* _Directions_
Write out the material exactly, with the pictures left out.

* _Material provided_

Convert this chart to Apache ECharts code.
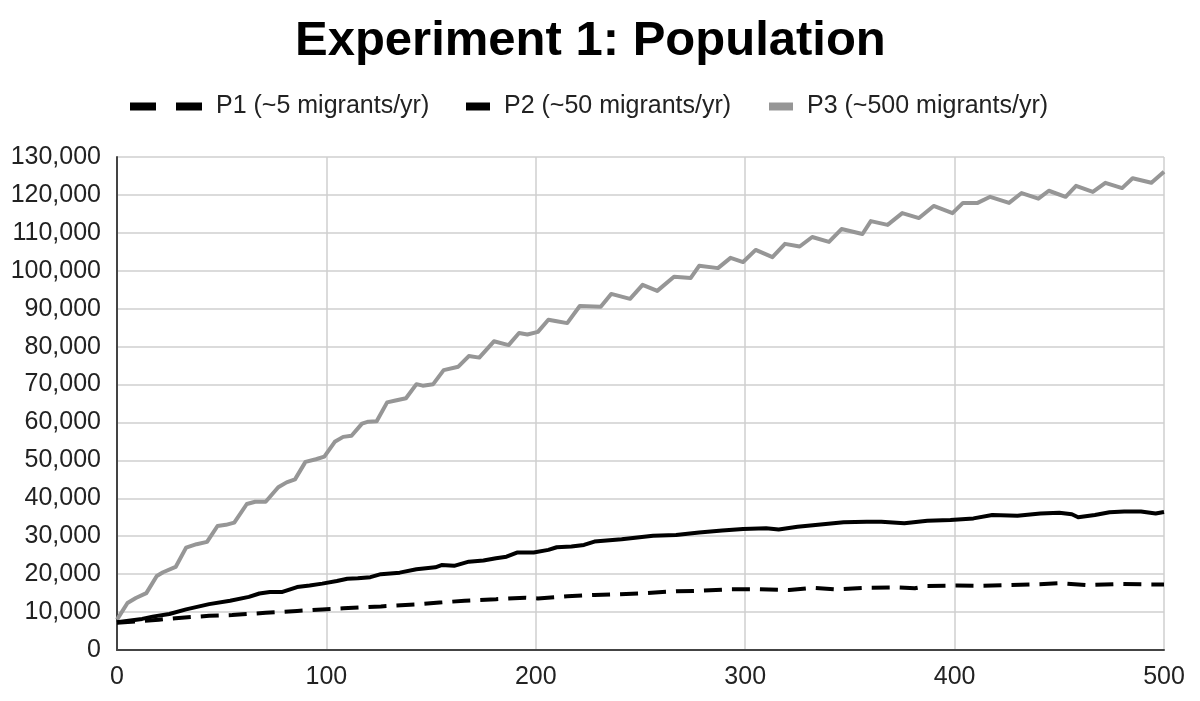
<!DOCTYPE html>
<html>
<head>
<meta charset="utf-8">
<script src="https://cdn.jsdelivr.net/npm/echarts@6/dist/echarts.min.js"></script>
<style>
html,body{margin:0;padding:0;background:#fff;}
#chart{width:1200px;height:701px;}
</style>
</head>
<body>
<div id="chart"></div>
<script>
const titleText = 'Experiment 1: Population';
const seriesNames = ['P1 (~5 migrants/yr)', 'P2 (~50 migrants/yr)', 'P3 (~500 migrants/yr)'];
const xTicks = [0, 100, 200, 300, 400, 500];
const yTicks = [0, 10000, 20000, 30000, 40000, 50000, 60000, 70000, 80000, 90000, 100000, 110000, 120000, 130000];

const p1Years = [0,15,20,28,44,55,60,71,86,98,108,126,143,154,166,181,195,201,215,228,249,267,278,292,307,321,332,343,358,372,381,387,401,412,425,438,450,463,478,492,500];
const p1Values = [7200,7800,8000,8400,9000,9200,9400,9800,10300,10700,11000,11500,12000,12500,13000,13400,13800,13600,14200,14500,14900,15500,15600,16000,16000,15800,16400,16000,16400,16500,16300,16900,17000,16900,17100,17300,17600,17100,17400,17300,17300];

const p2Years = [0,12,17,25,33,44,54,63,68,73,79,86,92,98,105,110,115,121,126,135,143,152,155,161,168,175,181,186,191,199,206,210,217,223,228,241,256,267,278,289,299,310,316,325,336,347,358,365,376,387,398,409,418,430,441,450,456,459,467,474,481,489,496,500];
const p2Values = [7300,8200,8800,9500,10700,12100,13000,14000,14900,15300,15300,16600,17000,17500,18200,18800,18900,19200,20000,20400,21300,21800,22400,22200,23300,23600,24200,24600,25700,25700,26400,27100,27300,27700,28600,29200,30100,30300,31000,31500,31900,32100,31800,32500,33100,33700,33800,33800,33400,34100,34300,34700,35600,35400,36000,36200,35800,35000,35600,36300,36500,36500,36000,36400];

const p3Years = [0,5,9,14,19,22,28,33,38,43,48,52,56,62,66,71,77,81,85,90,95,99,104,108,112,117,120,124,129,133,138,143,146,151,156,163,168,173,180,187,192,196,201,206,210,215,221,231,236,245,251,258,266,274,278,287,293,299,305,313,319,326,332,340,346,356,360,368,375,383,390,399,404,411,417,426,432,440,445,453,458,466,472,480,485,494,500];
const p3Values = [8000,12400,13700,15000,19500,20500,21900,27000,27900,28500,32700,33000,33600,38500,39100,39100,42900,44200,45000,49600,50300,51000,54900,56200,56500,59700,60200,60300,65300,65800,66400,70100,69700,70100,73800,74700,77500,77100,81400,80400,83600,83200,83900,87100,86700,86200,90700,90500,93900,92600,96300,94700,98400,98100,101300,100700,103400,102300,105500,103600,107100,106400,108900,107600,111000,109700,113100,112100,115200,113900,117100,115200,117900,117900,119500,117900,120500,119000,121100,119500,122400,120800,123200,121800,124400,123200,126100];

function zip(xs, ys) { return xs.map((x, i) => [x, ys[i]]); }

const FONT = '"Liberation Sans", Arial, sans-serif';
const chart = echarts.init(document.getElementById('chart'), null, {renderer: 'canvas'});

const legendText = {fontSize: 25, color: '#222', fontFamily: FONT, padding: [0, 0, 0, 9]};

chart.setOption({
  animation: false,
  backgroundColor: '#ffffff',
  title: {
    text: titleText,
    left: 295,
    top: 17,
    padding: 0,
    textStyle: {fontSize: 49, fontWeight: 'bold', color: '#000', fontFamily: FONT}
  },
  legend: [
    {
      data: [{name: seriesNames[0], icon: 'path://M0,0H26V8H0Z M46,0H72V8H46Z'}],
      left: 130, top: 94, padding: 0, itemWidth: 72, itemHeight: 8,
      itemStyle: {color: '#000'},
      textStyle: legendText
    },
    {
      data: [{name: seriesNames[1], icon: 'rect'}],
      left: 466, top: 94, padding: 0, itemWidth: 24, itemHeight: 8,
      itemStyle: {color: '#000'},
      textStyle: legendText
    },
    {
      data: [{name: seriesNames[2], icon: 'rect'}],
      left: 769, top: 94, padding: 0, itemWidth: 24, itemHeight: 8,
      itemStyle: {color: '#969696'},
      textStyle: legendText
    }
  ],
  grid: {left: 117, right: 36, top: 157, bottom: 51, containLabel: false},
  xAxis: {
    type: 'value',
    min: xTicks[0],
    max: xTicks[xTicks.length - 1],
    interval: 100,
    axisLine: {show: true, lineStyle: {color: '#444', width: 2}},
    axisTick: {show: false},
    axisLabel: {fontSize: 25, color: '#222', fontFamily: FONT, margin: 15},
    splitLine: {show: true, lineStyle: {color: '#cfcfcf', width: 1.5}}
  },
  yAxis: {
    type: 'value',
    min: yTicks[0],
    max: yTicks[yTicks.length - 1],
    interval: 10000,
    axisLine: {show: true, lineStyle: {color: '#444', width: 2}},
    axisTick: {show: false},
    axisLabel: {
      fontSize: 25, color: '#222', fontFamily: FONT, margin: 16,
      formatter: v => v.toLocaleString('en-US')
    },
    splitLine: {show: true, lineStyle: {color: '#cfcfcf', width: 1.5}}
  },
  series: [
    {
      name: seriesNames[2], type: 'line', symbol: 'none', showSymbol: false, z: 1,
      data: zip(p3Years, p3Values),
      lineStyle: {color: '#969696', width: 4, join: 'round'},
      itemStyle: {color: '#969696'}
    },
    {
      name: seriesNames[1], type: 'line', symbol: 'none', showSymbol: false, z: 2,
      data: zip(p2Years, p2Values),
      lineStyle: {color: '#000', width: 4, join: 'round'},
      itemStyle: {color: '#000'}
    },
    {
      name: seriesNames[0], type: 'line', symbol: 'none', showSymbol: false, z: 3,
      data: zip(p1Years, p1Values),
      lineStyle: {color: '#000', width: 4, type: [18, 10]},
      itemStyle: {color: '#000'}
    }
  ]
});
</script>
</body>
</html>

* _Exercise solution_
Convert this chart to Apache ECharts code.
<!DOCTYPE html>
<html>
<head>
<meta charset="utf-8">
<script src="https://cdn.jsdelivr.net/npm/echarts@6/dist/echarts.min.js"></script>
<style>
html,body{margin:0;padding:0;background:#fff;}
#chart{width:1200px;height:701px;}
</style>
</head>
<body>
<div id="chart"></div>
<script>
const titleText = 'Experiment 1: Population';
const seriesNames = ['P1 (~5 migrants/yr)', 'P2 (~50 migrants/yr)', 'P3 (~500 migrants/yr)'];
const xTicks = [0, 100, 200, 300, 400, 500];
const yTicks = [0, 10000, 20000, 30000, 40000, 50000, 60000, 70000, 80000, 90000, 100000, 110000, 120000, 130000];

const p1Years = [0,15,20,28,44,55,60,71,86,98,108,126,143,154,166,181,195,201,215,228,249,267,278,292,307,321,332,343,358,372,381,387,401,412,425,438,450,463,478,492,500];
const p1Values = [7200,7800,8000,8400,9000,9200,9400,9800,10300,10700,11000,11500,12000,12500,13000,13400,13800,13600,14200,14500,14900,15500,15600,16000,16000,15800,16400,16000,16400,16500,16300,16900,17000,16900,17100,17300,17600,17100,17400,17300,17300];

const p2Years = [0,12,17,25,33,44,54,63,68,73,79,86,92,98,105,110,115,121,126,135,143,152,155,161,168,175,181,186,191,199,206,210,217,223,228,241,256,267,278,289,299,310,316,325,336,347,358,365,376,387,398,409,418,430,441,450,456,459,467,474,481,489,496,500];
const p2Values = [7300,8200,8800,9500,10700,12100,13000,14000,14900,15300,15300,16600,17000,17500,18200,18800,18900,19200,20000,20400,21300,21800,22400,22200,23300,23600,24200,24600,25700,25700,26400,27100,27300,27700,28600,29200,30100,30300,31000,31500,31900,32100,31800,32500,33100,33700,33800,33800,33400,34100,34300,34700,35600,35400,36000,36200,35800,35000,35600,36300,36500,36500,36000,36400];

const p3Years = [0,5,9,14,19,22,28,33,38,43,48,52,56,62,66,71,77,81,85,90,95,99,104,108,112,117,120,124,129,133,138,143,146,151,156,163,168,173,180,187,192,196,201,206,210,215,221,231,236,245,251,258,266,274,278,287,293,299,305,313,319,326,332,340,346,356,360,368,375,383,390,399,404,411,417,426,432,440,445,453,458,466,472,480,485,494,500];
const p3Values = [8000,12400,13700,15000,19500,20500,21900,27000,27900,28500,32700,33000,33600,38500,39100,39100,42900,44200,45000,49600,50300,51000,54900,56200,56500,59700,60200,60300,65300,65800,66400,70100,69700,70100,73800,74700,77500,77100,81400,80400,83600,83200,83900,87100,86700,86200,90700,90500,93900,92600,96300,94700,98400,98100,101300,100700,103400,102300,105500,103600,107100,106400,108900,107600,111000,109700,113100,112100,115200,113900,117100,115200,117900,117900,119500,117900,120500,119000,121100,119500,122400,120800,123200,121800,124400,123200,126100];

function zip(xs, ys) { return xs.map((x, i) => [x, ys[i]]); }

const FONT = '"Liberation Sans", Arial, sans-serif';
const chart = echarts.init(document.getElementById('chart'), null, {renderer: 'canvas'});

const legendText = {fontSize: 25, color: '#222', fontFamily: FONT, padding: [0, 0, 0, 9]};

chart.setOption({
  animation: false,
  backgroundColor: '#ffffff',
  title: {
    text: titleText,
    left: 295,
    top: 17,
    padding: 0,
    textStyle: {fontSize: 49, fontWeight: 'bold', color: '#000', fontFamily: FONT}
  },
  legend: [
    {
      data: [{name: seriesNames[0], icon: 'path://M0,0H26V8H0Z M46,0H72V8H46Z'}],
      left: 130, top: 94, padding: 0, itemWidth: 72, itemHeight: 8,
      itemStyle: {color: '#000'},
      textStyle: legendText
    },
    {
      data: [{name: seriesNames[1], icon: 'rect'}],
      left: 466, top: 94, padding: 0, itemWidth: 24, itemHeight: 8,
      itemStyle: {color: '#000'},
      textStyle: legendText
    },
    {
      data: [{name: seriesNames[2], icon: 'rect'}],
      left: 769, top: 94, padding: 0, itemWidth: 24, itemHeight: 8,
      itemStyle: {color: '#969696'},
      textStyle: legendText
    }
  ],
  grid: {left: 117, right: 36, top: 157, bottom: 51, containLabel: false},
  xAxis: {
    type: 'value',
    min: xTicks[0],
    max: xTicks[xTicks.length - 1],
    interval: 100,
    axisLine: {show: true, lineStyle: {color: '#444', width: 2}},
    axisTick: {show: false},
    axisLabel: {fontSize: 25, color: '#222', fontFamily: FONT, margin: 15},
    splitLine: {show: true, lineStyle: {color: '#cfcfcf', width: 1.5}}
  },
  yAxis: {
    type: 'value',
    min: yTicks[0],
    max: yTicks[yTicks.length - 1],
    interval: 10000,
    axisLine: {show: true, lineStyle: {color: '#444', width: 2}},
    axisTick: {show: false},
    axisLabel: {
      fontSize: 25, color: '#222', fontFamily: FONT, margin: 16,
      formatter: v => v.toLocaleString('en-US')
    },
    splitLine: {show: true, lineStyle: {color: '#cfcfcf', width: 1.5}}
  },
  series: [
    {
      name: seriesNames[2], type: 'line', symbol: 'none', showSymbol: false, z: 1,
      data: zip(p3Years, p3Values),
      lineStyle: {color: '#969696', width: 4, join: 'round'},
      itemStyle: {color: '#969696'}
    },
    {
      name: seriesNames[1], type: 'line', symbol: 'none', showSymbol: false, z: 2,
      data: zip(p2Years, p2Values),
      lineStyle: {color: '#000', width: 4, join: 'round'},
      itemStyle: {color: '#000'}
    },
    {
      name: seriesNames[0], type: 'line', symbol: 'none', showSymbol: false, z: 3,
      data: zip(p1Years, p1Values),
      lineStyle: {color: '#000', width: 4, type: [18, 10]},
      itemStyle: {color: '#000'}
    }
  ]
});
</script>
</body>
</html>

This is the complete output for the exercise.